If the debtor’s annualized CMI is below the state’s median income, they automatically qualify for Chapter 7. If the CMI exceeds the state median, the debtor must proceed to the second, more detailed step of the Means Test calculation. This step determines disposable income by subtracting a comprehensive set of allowed expenses from the CMI. The allowable expenses are partially based on standardized amounts set by the Internal Revenue Service for necessary living expenses, such as housing, transportation, and food, and partially on the debtor’s actual payments for secured debts.

The resulting disposable income is projected over a 60-month period to determine potential repayment capacity for unsecured creditors. If the 60-month total is above a specific dollar threshold, or if it is enough to pay at least 25% of the debtor’s non-priority unsecured debt, a “presumption of abuse” is established. This finding generally requires the debtor to convert their case to Chapter 13, where they must fund a repayment plan with that disposable income.

Mandatory Educational Requirements

BAPCPA introduced two educational requirements. The first is mandatory pre-filing credit counseling, which must be received from an approved non-profit agency within 180 days preceding the filing date. This counseling explores alternatives to bankruptcy, such as a debt management plan. A certificate of completion must be filed with the court for the debtor to be eligible to file the petition.

The second requirement is a post-filing instructional course concerning personal financial management, often called debtor education. This course must be completed after the case is filed but before the court issues a discharge of debts. The purpose is to provide debtors with the financial tools necessary to avoid future distress. Failure to file the certificate of completion for this post-filing course prevents the court from granting a discharge.

Enhanced Financial Document Disclosure

The 2005 Act mandated a higher degree of financial documentation and transparency. Debtors must provide specific financial records to the bankruptcy trustee, often before or at the Section 341 meeting of creditors. Mandatory disclosures include copies of pay stubs or other evidence of income received within 60 days before filing, and federal income tax returns or transcripts for the most recent tax year.

The required documentation extends to statements for depository and investment accounts for the period during which the petition was filed. Strict deadlines govern document submission. Failure to provide the required tax returns or other financial information, upon a timely request from the trustee or a creditor, can lead to the dismissal of the bankruptcy case. This heightened level of financial disclosure allows the trustee to verify the accuracy of the information provided in the bankruptcy schedules.

Changes Affecting Chapter 13 Repayment

BAPCPA introduced changes to Chapter 13 bankruptcy, which involves reorganizing debt through a three- to five-year repayment plan. The required length of the plan is determined by the debtor’s income relative to the state median income. Debtors whose current monthly income is below the state median may propose a plan lasting three years, extendable up to five. Debtors whose income exceeds the state median must propose a repayment plan that lasts the full five years, or 60 months, unless they pay all unsecured creditors in full sooner.

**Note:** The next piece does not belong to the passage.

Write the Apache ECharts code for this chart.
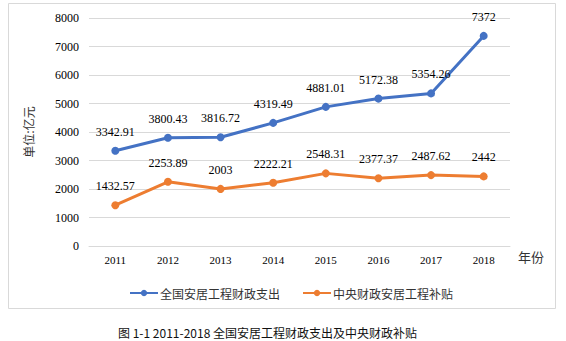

The law tightened the calculation of “disposable income” and “allowed expenses” used to determine the plan payment amount. BAPCPA requires the use of standardized expense figures, ensuring debtors dedicate their maximum available financial resources to repaying unsecured creditors. A provision known as the “hanging paragraph” affected secured debt treatment for personal motor vehicles purchased within 910 days of filing. This provision prevents the debtor from reducing the balance owed to the vehicle’s fair market value, commonly known as a “cram down,” ensuring the creditor is paid the full contract amount.